WHO has supported the United Nations' Millennium Development Goals to provide sustainable access to safe drinking water. The benefits to the MDG's are savings in health care, economic productivity, and fewer lives lost from diseases caused by contaminated water.

World Health Organisation (WHO) data reveals an estimation of 4 to 6.8 million individuals die due to air pollution each year. In addition, 8 of 10 people breathe air with increased pollutant levels.

==== United Nations ====
In 2000, the Millennium Development Goals (MDG) were created at the UN Millennium Declaration. Leaders from all over the world gathered in aims to reduce poverty by 2015 in developing countries. Eight goals were created in order to deal with extreme poverty due to climate, shelter, and disease, and ensure everyone has the right to health, education, shelter, and security.

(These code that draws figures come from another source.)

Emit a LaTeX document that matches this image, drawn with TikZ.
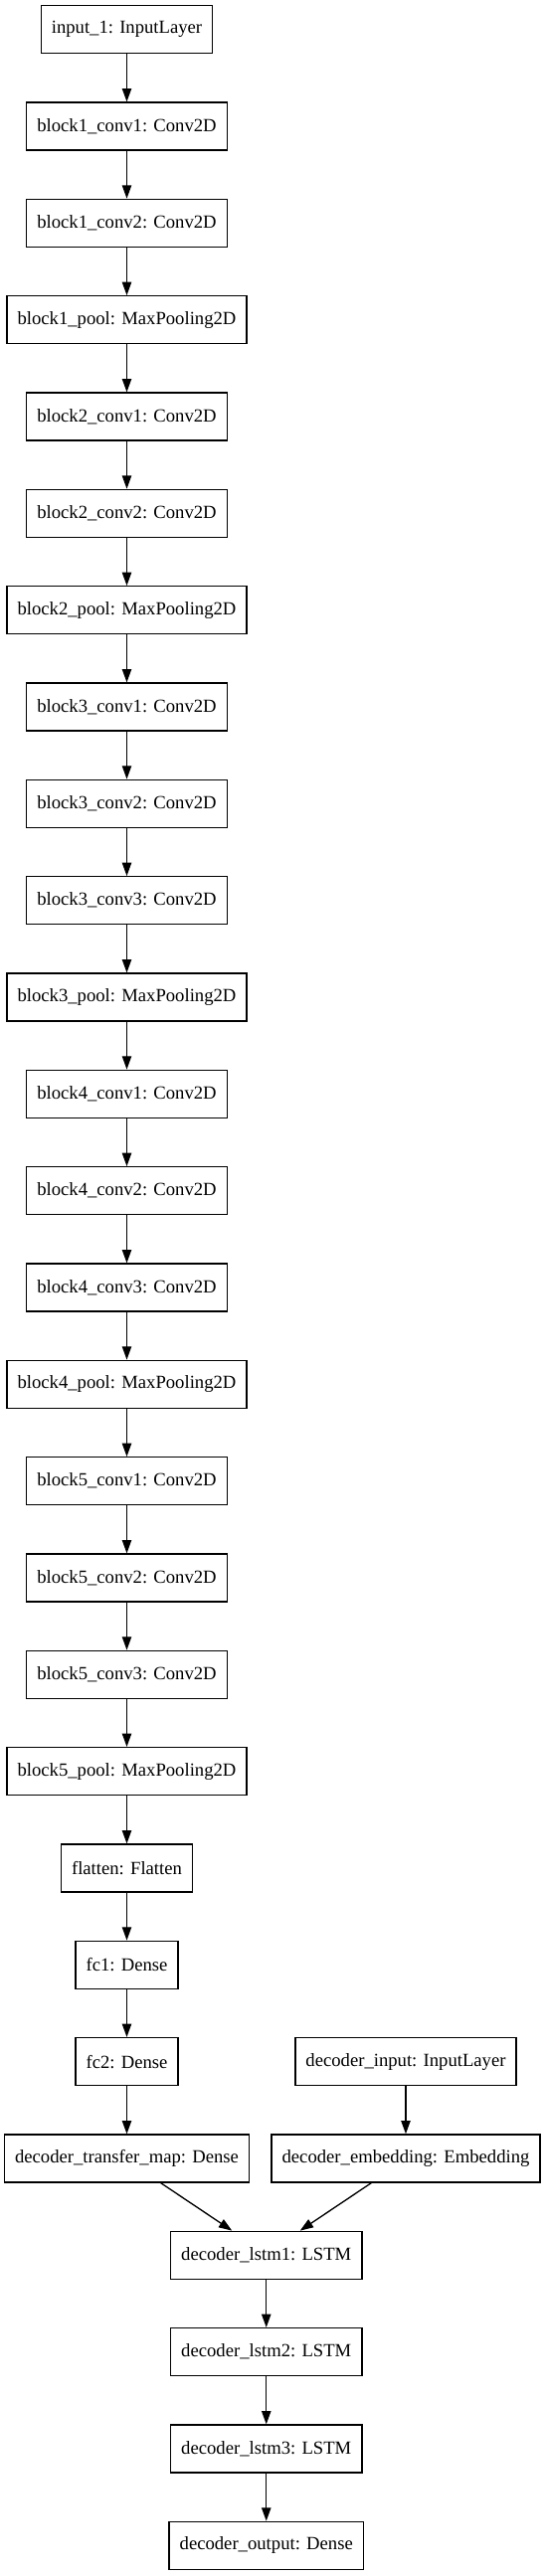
\documentclass[tikz,border=0pt]{standalone}
\usepackage{fontspec}
\setmainfont{Liberation Serif}
\usepackage{tikz}
\usetikzlibrary{arrows.meta}

\begin{document}
\begin{tikzpicture}[x=0.75pt,y=-0.75pt,
  layer/.style={draw=black, line width=1pt, rectangle, inner xsep=7.92pt, inner ysep=0pt,
    minimum height=36pt, font=\fontsize{14pt}{16pt}\selectfont},
  flow/.style={line width=1pt, -{Triangle[length=10pt,width=7pt]}}]
\useasboundingbox (0,0) rectangle (547,2591);
% encoder column
\node [layer] (in1) at (127.5,29.7) {input\_1: InputLayer};
\node [layer] (b1c1) at (127.5,127.0) {block1\_conv1: Conv2D};
\node [layer] (b1c2) at (127.5,224.4) {block1\_conv2: Conv2D};
\node [layer] (b1p) at (127.5,321.7) {block1\_pool: MaxPooling2D};
\node [layer] (b2c1) at (127.5,419.0) {block2\_conv1: Conv2D};
\node [layer] (b2c2) at (127.5,516.4) {block2\_conv2: Conv2D};
\node [layer] (b2p) at (127.5,613.7) {block2\_pool: MaxPooling2D};
\node [layer] (b3c1) at (127.5,711.0) {block3\_conv1: Conv2D};
\node [layer] (b3c2) at (127.5,808.3) {block3\_conv2: Conv2D};
\node [layer] (b3c3) at (127.5,905.7) {block3\_conv3: Conv2D};
\node [layer] (b3p) at (127.5,1003.0) {block3\_pool: MaxPooling2D};
\node [layer] (b4c1) at (127.5,1100.3) {block4\_conv1: Conv2D};
\node [layer] (b4c2) at (127.5,1197.7) {block4\_conv2: Conv2D};
\node [layer] (b4c3) at (127.5,1295.0) {block4\_conv3: Conv2D};
\node [layer] (b4p) at (127.5,1392.3) {block4\_pool: MaxPooling2D};
\node [layer] (b5c1) at (127.5,1489.7) {block5\_conv1: Conv2D};
\node [layer] (b5c2) at (127.5,1587.0) {block5\_conv2: Conv2D};
\node [layer] (b5c3) at (127.5,1684.3) {block5\_conv3: Conv2D};
\node [layer] (b5p) at (127.5,1781.6) {block5\_pool: MaxPooling2D};
\node [layer] (flat) at (127.5,1879.0) {flatten: Flatten};
\node [layer] (fc1) at (127.5,1976.3) {fc1: Dense};
\node [layer] (fc2) at (127.5,2073.6) {fc2: Dense};
\node [layer] (tmap) at (127.5,2171.0) {decoder\_transfer\_map: Dense};
% decoder input column
\node [layer] (dinp) at (408,2073.6) {decoder\_input: InputLayer};
\node [layer] (demb) at (408,2171.0) {decoder\_embedding: Embedding};
% decoder stack
\node [layer] (lstm1) at (267.75,2268.3) {decoder\_lstm1: LSTM};
\node [layer] (lstm2) at (267.75,2365.6) {decoder\_lstm2: LSTM};
\node [layer] (lstm3) at (267.75,2463.0) {decoder\_lstm3: LSTM};
\node [layer] (dout) at (267.75,2560.3) {decoder\_output: Dense};
% connections
\draw [flow] (in1) -- (b1c1);
\draw [flow] (b1c1) -- (b1c2);
\draw [flow] (b1c2) -- (b1p);
\draw [flow] (b1p) -- (b2c1);
\draw [flow] (b2c1) -- (b2c2);
\draw [flow] (b2c2) -- (b2p);
\draw [flow] (b2p) -- (b3c1);
\draw [flow] (b3c1) -- (b3c2);
\draw [flow] (b3c2) -- (b3c3);
\draw [flow] (b3c3) -- (b3p);
\draw [flow] (b3p) -- (b4c1);
\draw [flow] (b4c1) -- (b4c2);
\draw [flow] (b4c2) -- (b4c3);
\draw [flow] (b4c3) -- (b4p);
\draw [flow] (b4p) -- (b5c1);
\draw [flow] (b5c1) -- (b5c2);
\draw [flow] (b5c2) -- (b5c3);
\draw [flow] (b5c3) -- (b5p);
\draw [flow] (b5p) -- (flat);
\draw [flow] (flat) -- (fc1);
\draw [flow] (fc1) -- (fc2);
\draw [flow] (fc2) -- (tmap);
\draw [flow] (dinp) -- (demb);
\draw [flow] (tmap.south -| 161.7,0) -- (lstm1.north -| 233.3,0);
\draw [flow] (demb.south -| 373.3,0) -- (lstm1.north -| 301.7,0);
\draw [flow] (lstm1) -- (lstm2);
\draw [flow] (lstm2) -- (lstm3);
\draw [flow] (lstm3) -- (dout);
\end{tikzpicture}
\end{document}
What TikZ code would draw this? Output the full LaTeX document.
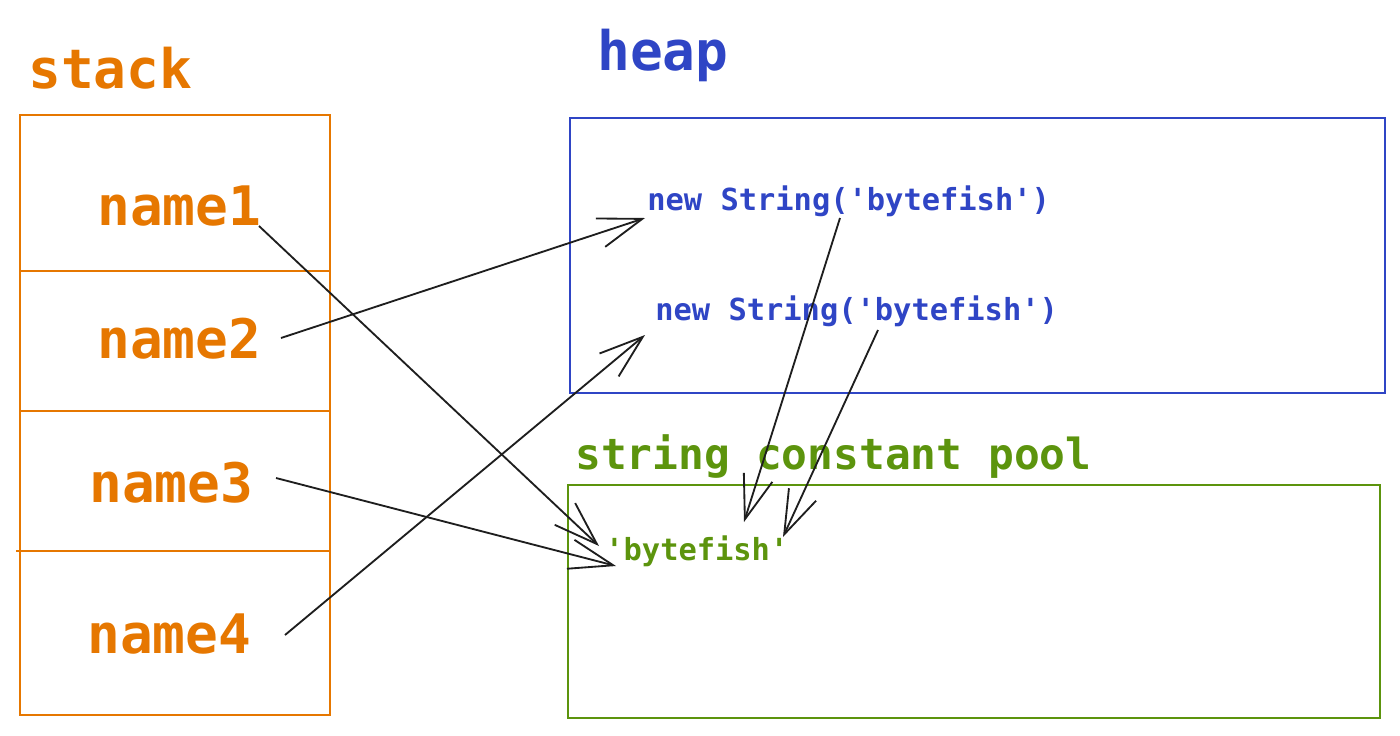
\documentclass[tikz,border=0pt]{standalone}
\usepackage{fontspec}
\setmonofont{DejaVu Sans Mono}
\usetikzlibrary{arrows.meta}
\definecolor{stackc}{HTML}{E67700}
\definecolor{heapc}{HTML}{2F45C5}
\definecolor{poolc}{HTML}{5C940D}
\definecolor{ink}{HTML}{1E1E1E}
\tikzset{
  stackline/.style={draw=stackc, line width=1.3pt},
  heapline/.style={draw=heapc, line width=1.3pt},
  poolline/.style={draw=poolc, line width=1.3pt},
  ref/.style={draw=ink, line width=1.05pt, -{Straight Barb[length=25pt,width=17pt]}},
  title/.style={anchor=base west, inner sep=0pt, font=\ttfamily\bfseries\fontsize{31}{36}\selectfont},
  var/.style={anchor=base west, inner sep=0pt, text=stackc, font=\ttfamily\bfseries\fontsize{31}{36}\selectfont},
  code/.style={anchor=base west, inner sep=0pt, font=\ttfamily\bfseries\fontsize{17.3}{20}\selectfont},
}

\begin{document}
\begin{tikzpicture}[x=0.02cm, y=-0.02cm]
\useasboundingbox (0,0) rectangle (1400,735);

% stack
\node[title, text=stackc] (stacklab) at (28,88) {stack};
\draw[stackline] (20,115) rectangle (330,715);
\draw[stackline] (20,271) -- (330,271);
\draw[stackline] (20,411) -- (330,411);
\draw[stackline] (16,551) -- (330,551);
\node[var] (name1) at (97,225) {name1};
\node[var] (name2) at (97,358) {name2};
\node[var] (name3) at (89,502) {name3};
\node[var] (name4) at (87,653) {name4};

% heap
\node[title, text=heapc] (heaplab) at (597,70) {heap};
\draw[heapline] (570,118) rectangle (1385,393);
\node[code, text=heapc] (obj1) at (647,210) {new String('bytefish')};
\node[code, text=heapc] (obj2) at (655,320) {new String('bytefish')};

% string constant pool
\node[title, text=poolc, font=\ttfamily\bfseries\fontsize{24.4}{28}\selectfont] (poollab) at (575,469) {string constant pool};
\draw[poolline] (568,485) rectangle (1380,718);
\node[code, text=poolc] (lit) at (605,560) {'bytefish'};

% references
\coordinate (t1) at (259,226);
\coordinate (t2) at (281,338);
\coordinate (t3) at (276,478);
\coordinate (t4) at (285,635);
\coordinate (h1) at (645,218);
\coordinate (h2) at (645,335);
\coordinate (p1) at (599,546);
\coordinate (p2) at (616,566);
\coordinate (s1) at (840,218);
\coordinate (s2) at (878,330);
\coordinate (q1) at (744,522);
\coordinate (q2) at (783,537);
\draw[ref] (t1) -- (p1);
\draw[ref] (t2) -- (h1);
\draw[ref] (t3) -- (p2);
\draw[ref] (t4) -- (h2);
\draw[ref] (s1) -- (q1);
\draw[ref] (s2) -- (q2);
\end{tikzpicture}
\end{document}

Adopted in 2015, Sustainable Development Goals (SDG) to be reached by 2030 were created to replace the MDG. These goals are aimed at both developing and developed countries, using environmental, social, and economic dimensions to meet goals. Goals 3, 6, and 11 affect environmental health policy. Goal 3 is to ensure Good Health and Well-being, which affects other goals. If environmental goals are achieved, the health of the country will be able to improve by reducing disease and death. Goal 11 of creating sustainable cities and communities is important to environmental health policy since urbanization is a big concern that can affect resources including water, which affects the health of the population. Goal 6 aims to provide clean water and sanitation in countries. Wastewater treatment in countries is an issue that the SDG goals are trying to influence countries to improve and provide better access to clean drinking water and sanitation.